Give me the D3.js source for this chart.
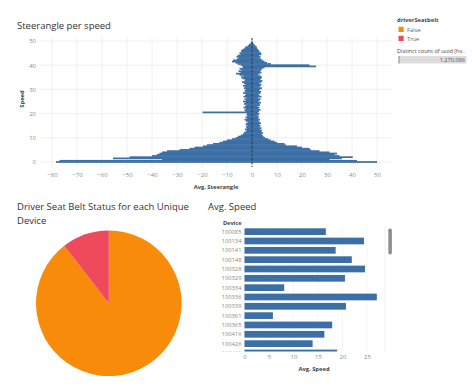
<!DOCTYPE html>
<html><head><meta charset="utf-8">
<script src="https://cdn.jsdelivr.net/npm/d3@7"></script>
<style>
html,body{margin:0;padding:0;background:#fff;}
svg{display:block;font-family:"Open Sans",sans-serif;}
</style></head>
<body>
<svg id="c" width="474" height="388"></svg>
<script>
// ---- Steerangle per speed ----
const speedLevels = [0,0.5,1,1.5,2,2.5,3,3.5,4,4.5,5,5.5,6,6.5,7,7.5,8,8.5,9,9.5,
 10,10.5,11,11.5,12,12.5,13,13.5,14,14.5,15,15.5,16,16.5,17,17.5,18,18.5,19,19.5,
 20,20.5,21,21.5,22,22.5,23,23.5,24,24.5,25,25.5,26,26.5,27,27.5,28,28.5,29,29.5,
 30,30.5,31,31.5,32,32.5,33,33.5,34,34.5,35,35.5,36,36.5,37,37.5,38,38.5,39,39.5,
 40,40.5,41,41.5,42,42.5,43,43.5,44,44.5,45,45.5,46,46.5,47,47.5,48,48.5,49,49.5];
const minSteer = [-78.4,-77,-36,-55.6,-49,-40,-38,-37,-36,-34,-29,-25,-23,-19.6,-18,-15.6,-13,-11.6,-10,-8,
 -6.5,-5.6,-4.5,-3.6,-3.2,-2.6,-2.2,-2.8,-2.0,-2.4,-1.8,-2.6,-2.2,-1.6,-2.4,-3.0,-2.0,-2.6,-1.8,-2.2,
 -2.0,-19.8,-2.6,-3.0,-2.4,-3.4,-2.8,-2.2,-3.2,-2.6,-3.6,-2.4,-3.0,-2.2,-3.4,-2.8,-2.4,-3.6,-2.6,-3.0,
 -2.4,-3.2,-2.8,-3.6,-2.6,-3.2,-4.0,-3.0,-2.8,-3.8,-4.4,-3.4,-5.0,-6.4,-4.6,-5.4,-4.2,-5.0,-3.8,-3.7,
 -4.4,-5.7,-6.6,-8.0,-7.6,-6.0,-5.4,-6.2,-5.7,-4.6,-5.0,-4.2,-4.4,-3.7,-3.0,-2.6,-1.7,-1.2,-0.6,-0.3];
const maxSteer = [50,42,31,36,40.3,35,33,34,31,27,23.5,23,20,18,13.5,13,10,9,7.5,6.5,
 5.2,4.6,4.2,3.8,4.4,3.6,4.0,3.2,3.8,3.0,3.4,2.8,3.6,3.0,2.6,3.2,2.4,2.8,2.2,2.6,
 3.0,2.4,2.8,3.4,2.6,3.0,2.2,3.2,2.8,3.6,2.6,3.0,3.4,2.4,3.8,3.0,2.6,3.4,3.6,2.8,
 3.2,4.0,3.0,3.4,3.8,2.8,3.6,4.2,3.2,3.6,4.0,3.4,2.4,3.0,3.8,3.2,3.6,4.0,5.0,25.6,
 23.0,7.6,6.0,5.0,4.3,3.6,3.0,3.4,2.9,3.8,3.6,3.0,2.9,2.4,2.0,1.9,1.4,0.9,0.5,0.3];
const steerTicks = [-80,-70,-60,-50,-40,-30,-20,-10,0,10,20,30,40,50];
const speedTicks = [0,10,20,30,40,50];

// ---- Seat belt pie ----
const seatbeltLabels = ["False","True"];
const seatbeltCounts = [1136700, 133400];
const seatbeltColors = ["#F88B0A","#EE4A5C"];
const sizeLegendValue = "1,270,096";

// ---- Avg. Speed ----
const devices = ["100085","100134","100141","100148","100328","100329","100334","100336","100339","100361","100365","100416","100426","100441"];
const avgSpeed = [16.6,24.4,18.6,21.9,24.6,20.5,8.1,27.0,20.7,5.8,17.9,16.3,13.9,18.9];
const speedAxisTicks = [0,5,10,15,20,25];

const svg = d3.select("#c");
const blue = "#3C6FA5";
const grid = "#ececec";
const tickCol = "#8a8a8a";
const titleCol = "#333";

// ===== Top chart =====
svg.append("text").attr("x",17).attr("y",29).attr("font-size",9.5).attr("fill",titleCol).text("Steerangle per speed");

const xS = d3.scaleLinear().domain([-80,50]).range([52,377]);
const yS = d3.scaleLinear().domain([0,50]).range([162,41]);
const plotL = 40, plotR = 393, plotT = 37, plotB = 168;

const g1 = svg.append("g");
g1.selectAll("line.vg").data(steerTicks).join("line")
  .attr("x1",d=>xS(d)).attr("x2",d=>xS(d)).attr("y1",plotT).attr("y2",plotB)
  .attr("stroke",grid).attr("stroke-width",0.8);
g1.selectAll("line.hg").data(speedTicks).join("line")
  .attr("x1",plotL).attr("x2",plotR).attr("y1",d=>yS(d)).attr("y2",d=>yS(d))
  .attr("stroke",grid).attr("stroke-width",0.8);

const bandH = Math.abs(yS(0.5)-yS(0));
const steerRows = speedLevels.map((s,i)=>({s, lo:minSteer[i], hi:maxSteer[i]}));
g1.selectAll("rect.lo").data(steerRows).join("rect")
  .attr("x",d=>xS(d.lo)).attr("width",d=>xS(0)-xS(d.lo))
  .attr("y",d=>yS(d.s)-bandH/2-0.25).attr("height",bandH+0.5).attr("fill",blue);
g1.selectAll("rect.hi").data(steerRows).join("rect")
  .attr("x",xS(0)).attr("width",d=>xS(d.hi)-xS(0))
  .attr("y",d=>yS(d.s)-bandH/2-0.25).attr("height",bandH+0.5).attr("fill",blue);

g1.append("line").attr("x1",xS(0)).attr("x2",xS(0)).attr("y1",38).attr("y2",167)
  .attr("stroke","#1d3550").attr("stroke-width",1).attr("stroke-dasharray","2.5,1.5");

const xAx = d3.axisBottom(xS).tickValues(steerTicks).tickSize(0).tickPadding(0);
const gx = svg.append("g").attr("transform","translate(0,177)").call(xAx);
gx.select(".domain").remove();
gx.selectAll("text").attr("font-size",6).attr("fill",tickCol).attr("dy","0").attr("font-family","Open Sans");

const yAx = d3.axisLeft(yS).tickValues(speedTicks).tickSize(0).tickPadding(0);
const gy = svg.append("g").attr("transform","translate(36,0)").call(yAx);
gy.select(".domain").remove();
gy.selectAll("text").attr("font-size",6).attr("fill",tickCol).attr("font-family","Open Sans");

svg.append("text").attr("x",216).attr("y",189).attr("text-anchor","middle")
  .attr("font-size",5.8).attr("font-weight","bold").attr("fill","#444").text("Avg. Steerangle");
svg.append("text").attr("transform","translate(24,99) rotate(-90)").attr("text-anchor","middle")
  .attr("font-size",5.8).attr("font-weight","bold").attr("fill","#444").text("Speed");

// ===== Legend =====
svg.append("text").attr("x",397).attr("y",22).attr("font-size",5.8).attr("font-weight","bold").attr("fill","#444").text("driverSeatbelt");
const lg = svg.append("g");
seatbeltLabels.forEach((l,i)=>{
  lg.append("rect").attr("x",398.5).attr("y",26.8+i*9).attr("width",5.2).attr("height",5.2).attr("fill",seatbeltColors[i]);
  lg.append("text").attr("x",407).attr("y",31.6+i*9).attr("font-size",5.8).attr("fill","#666").text(l);
});
svg.append("text").attr("x",397).attr("y",53).attr("font-size",5.6).attr("fill","#444").text("Distinct count of uuid (hv..");
svg.append("rect").attr("x",398.5).attr("y",56).attr("width",68).attr("height",7.5).attr("fill","#dcdcdc");
svg.append("line").attr("x1",399).attr("x2",399).attr("y1",56).attr("y2",63.5).attr("stroke","#777").attr("stroke-width",0.8);
svg.append("text").attr("x",465).attr("y",62).attr("text-anchor","end").attr("font-size",5.6).attr("fill","#555").text(sizeLegendValue);

// ===== Pie =====
svg.append("text").attr("x",17).attr("y",210).attr("font-size",9.5).attr("fill",titleCol).text("Driver Seat Belt Status for each Unique");
svg.append("text").attr("x",17).attr("y",224).attr("font-size",9.5).attr("fill",titleCol).text("Device");
const pie = d3.pie().sort(null).value(d=>d.v);
const arcs = pie(seatbeltLabels.map((l,i)=>({l, v:seatbeltCounts[i], c:seatbeltColors[i]})));
const arcGen = d3.arc().innerRadius(0).outerRadius(72.8);
svg.append("g").attr("transform","translate(108.8,303.3)")
  .selectAll("path").data(arcs).join("path").attr("d",arcGen).attr("fill",d=>d.data.c);

// ===== Avg. Speed =====
svg.append("text").attr("x",208).attr("y",210).attr("font-size",9.5).attr("fill",titleCol).text("Avg. Speed");
svg.append("text").attr("x",241.5).attr("y",225).attr("text-anchor","end").attr("font-size",5.6).attr("font-weight","bold").attr("fill","#444").text("Device");

const sx = d3.scaleLinear().domain([0,25]).range([244.5,367]);
const step = 9.33;
const sy = d3.scaleBand().domain(devices).range([227, 227+step*devices.length]).paddingInner(0.28).paddingOuter(0.14);

svg.append("defs").append("clipPath").attr("id","rowsClip").append("rect").attr("x",200).attr("y",226).attr("width",190).attr("height",125.5);
const g3 = svg.append("g").attr("clip-path","url(#rowsClip)");
g3.selectAll("line.sg").data(speedAxisTicks).join("line")
  .attr("x1",d=>sx(d)).attr("x2",d=>sx(d)).attr("y1",227).attr("y2",352)
  .attr("stroke","#f3f3f3").attr("stroke-width",0.8);
g3.selectAll("rect").data(devices).join("rect")
  .attr("x",sx(0)).attr("y",d=>sy(d)).attr("height",sy.bandwidth())
  .attr("width",(d,i)=>sx(avgSpeed[i])-sx(0)).attr("fill",blue);
g3.selectAll("text").data(devices).join("text")
  .attr("x",241.5).attr("y",d=>sy(d)+sy.bandwidth()/2).attr("dy","0.35em")
  .attr("text-anchor","end").attr("font-size",5.8).attr("fill","#888").text(d=>d);

svg.append("line").attr("x1",385).attr("x2",385).attr("y1",226).attr("y2",352).attr("stroke","#eeeeee").attr("stroke-width",0.8);
svg.append("rect").attr("x",388.3).attr("y",228.5).attr("width",3.6).attr("height",26).attr("rx",1.8).attr("fill","#8e8e8e");

const sAx = d3.axisBottom(sx).tickValues(speedAxisTicks).tickSize(0).tickPadding(0);
const gs = svg.append("g").attr("transform","translate(0,359)").call(sAx);
gs.select(".domain").remove();
gs.selectAll("text").attr("font-size",6).attr("fill",tickCol).attr("dy","0").attr("font-family","Open Sans");
svg.append("text").attr("x",314).attr("y",371).attr("text-anchor","middle").attr("font-size",5.8).attr("font-weight","bold").attr("fill","#444").text("Avg. Speed");
</script>
</body></html>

Stated problem: List the lines of the material in which the word "chart" occurs.

Written solution:
Give me the D3.js source for this chart.
// ===== Top chart =====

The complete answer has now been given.